Blown Slick Series #7 (Part 1)

To discern what is going on we must interact in a variety of ways with our environment. In other words We must be able to examine the world from a number of perspectives so that we can generate mental images or impressions that correspond to that world. More to the point We will use this scheme of pulling things apart (analysis) and putting them back together (synthesis) in new combinations to find how apparently unrelated ideas and actions can be related to one another.   John Boyd


Proposed theories and historical use of airpower  are discussed in detail in many excellent books, PhD theses, and blogs covering air warfare, its organizations, people, technology, and operations.
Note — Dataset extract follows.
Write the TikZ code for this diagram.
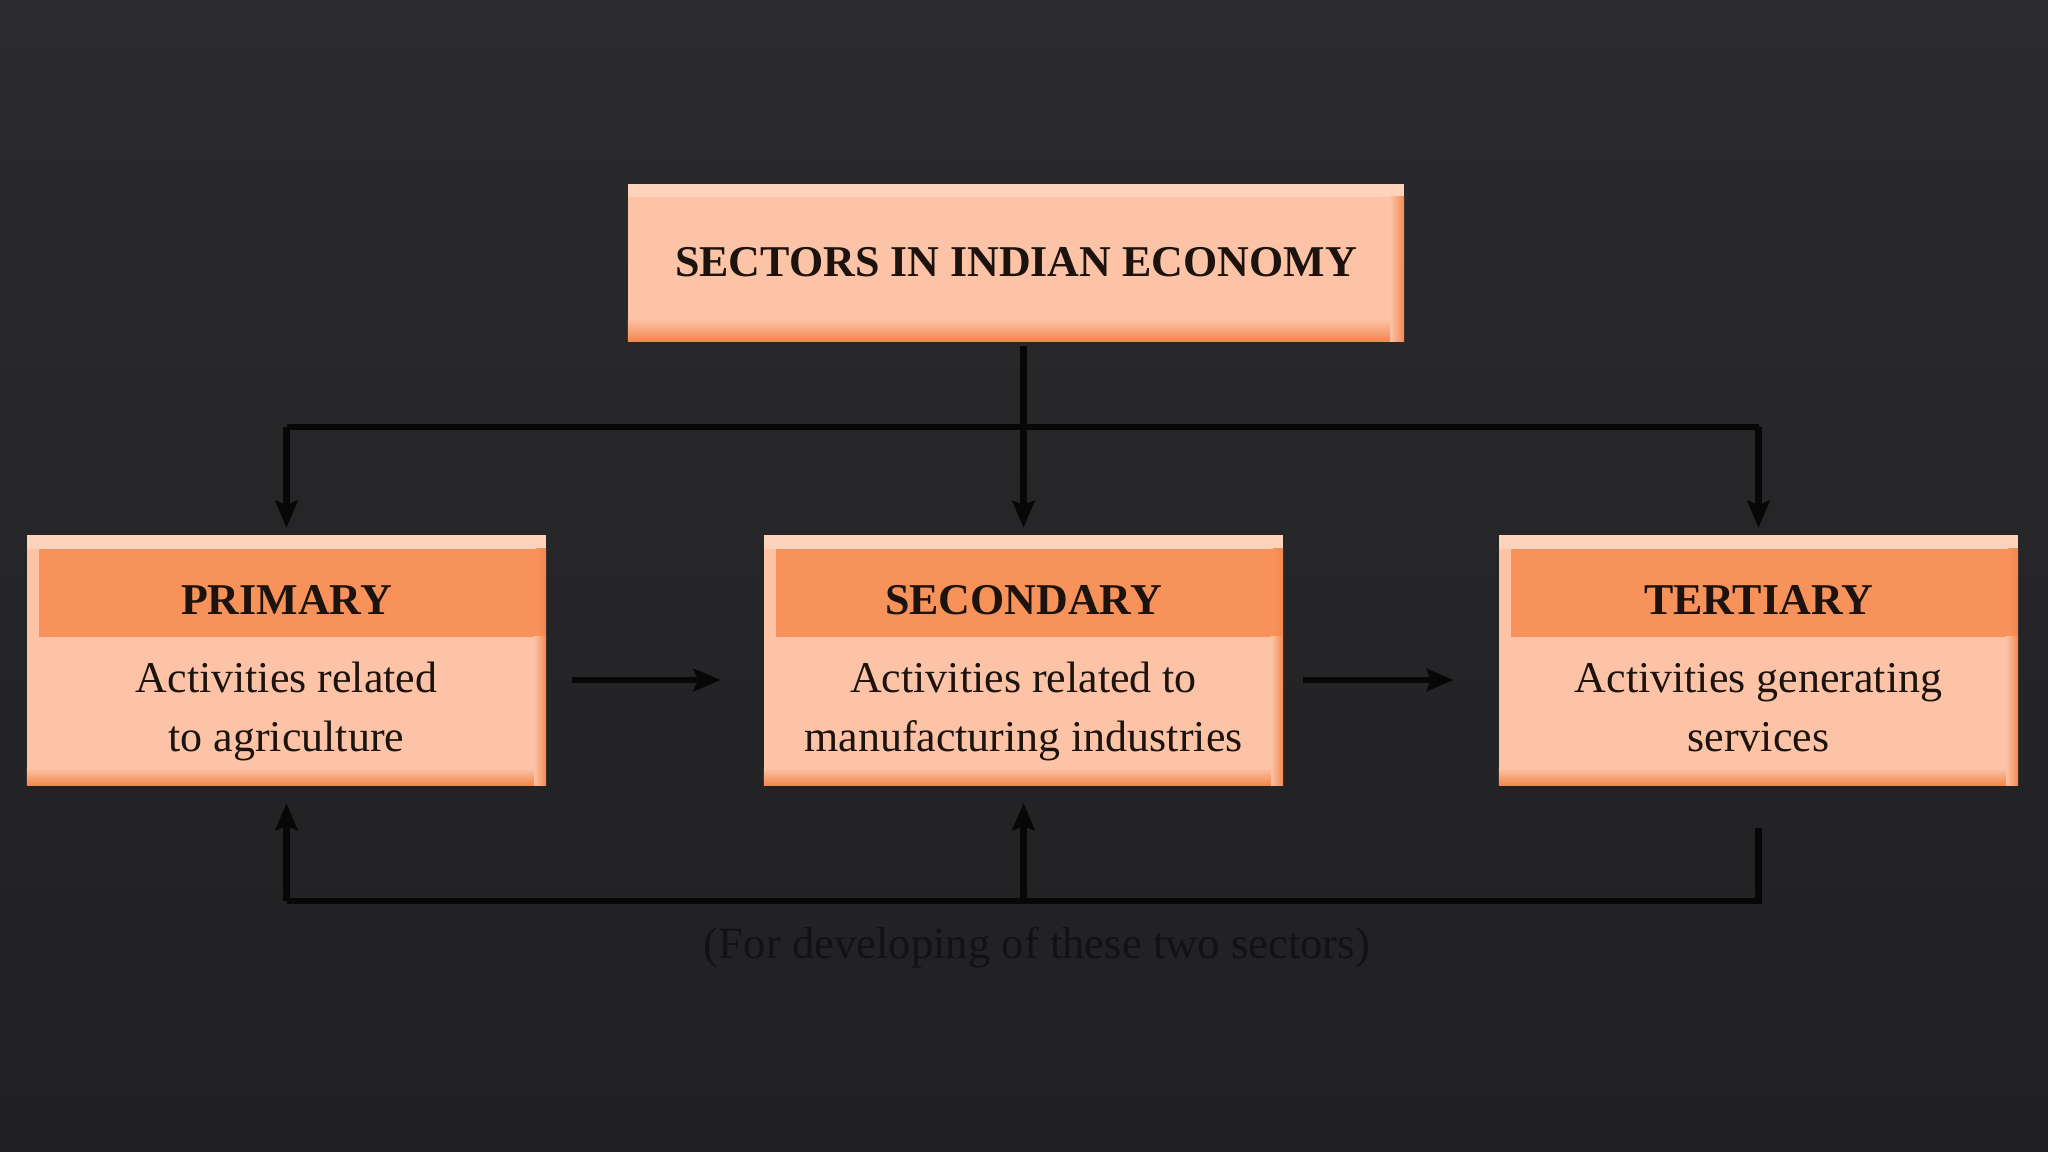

In the previous post in this series selected key references were provided that are currently in use for Blown Slick – Light Attack Fast Pursuit Airpower Analysis.

This series, as noted in previous offerings, intends to  provide and discuss elements that appear to have significance for understanding and future application of airpower in a mosaic style . The metric of the series success will depend on not only the what and the how of the analysis, but also most importantly on how critical aspects are pieced back together to offer a future view for consideration and critique.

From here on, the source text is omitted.